The Court vacated the Fifth Circuit’s decision and sent the case back to the lower court for a fresh evaluation under the totality-of-the-circumstances standard.7Legal Information Institute. Barnes v. Felix
Justice Kavanaugh wrote a concurring opinion, joined by Justices Thomas, Alito, and Barrett. While agreeing with the result, the concurrence emphasized the dangers police officers face during traffic stops, particularly when a driver suddenly pulls away. Kavanaugh urged courts applying the totality-of-the-circumstances standard to give serious weight to the split-second, high-pressure nature of these encounters.8Supreme Court of the United States. Barnes v. Felix
The decision was deliberately narrow in one important respect. The Court expressly declined to address “whether or how an officer’s own ‘creation of a dangerous situation’ factors into the reasonableness analysis.” This concept, sometimes called officer-created jeopardy, asks whether an officer who recklessly causes the very threat they later respond to should bear some legal responsibility for that chain of events. The Court noted that the lower courts had never reached this question because their analysis was so time-restricted, and it was not the basis of the petition for certiorari.7Legal Information Institute. Barnes v. Felix
This gap matters. On remand, the Fifth Circuit must now evaluate Felix’s conduct under the totality of the circumstances, but without clear guidance on how much weight to give the fact that Felix himself created the dangerous situation by stepping onto a moving car. The officer-created jeopardy question will almost certainly return to the Supreme Court in a future case.
The immediate impact of the ruling is that courts in every federal circuit must now consider the full context of a police encounter when evaluating whether force was reasonable. The decision eliminated the moment-of-threat rule not just in the Fifth Circuit but also in the Second, Fourth, and Eighth Circuits, which had applied similar approaches. Plaintiffs in those jurisdictions who previously would have had their claims cut short by the narrow temporal focus now have a broader evidentiary window.

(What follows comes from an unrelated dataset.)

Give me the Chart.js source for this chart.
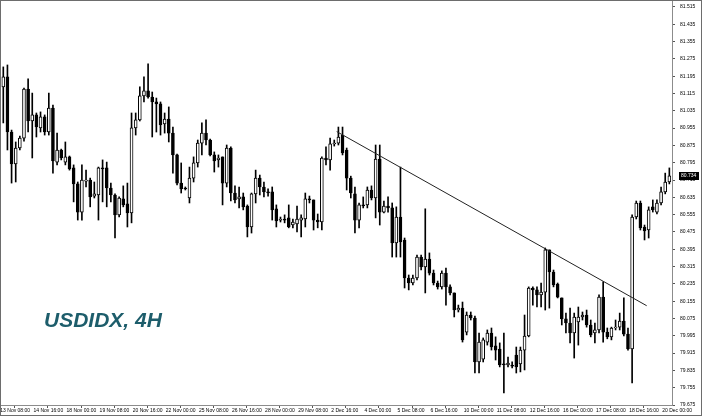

For the Barnes family specifically, the case is not over. The Supreme Court’s decision means the Fifth Circuit must reconsider whether Officer Felix’s conduct was reasonable when viewed in full context, including his decision to step onto the running board, his lack of visibility when firing, and the nature of the underlying toll violation that prompted the stop in the first place. Whether Felix ultimately retains qualified immunity depends on how the lower court applies the totality standard on remand.
The ruling also reinforces that the Graham v. Connor factors are not a checklist to be applied at a frozen moment in time but a framework for evaluating an encounter as it actually unfolded. Courts can consider the severity of the suspected offense, whether the officer attempted to de-escalate, and the suspect’s behavior throughout, not just at the instant of the shooting. For officers, the practical takeaway is that tactical decisions made before pulling the trigger now stay in the legal picture.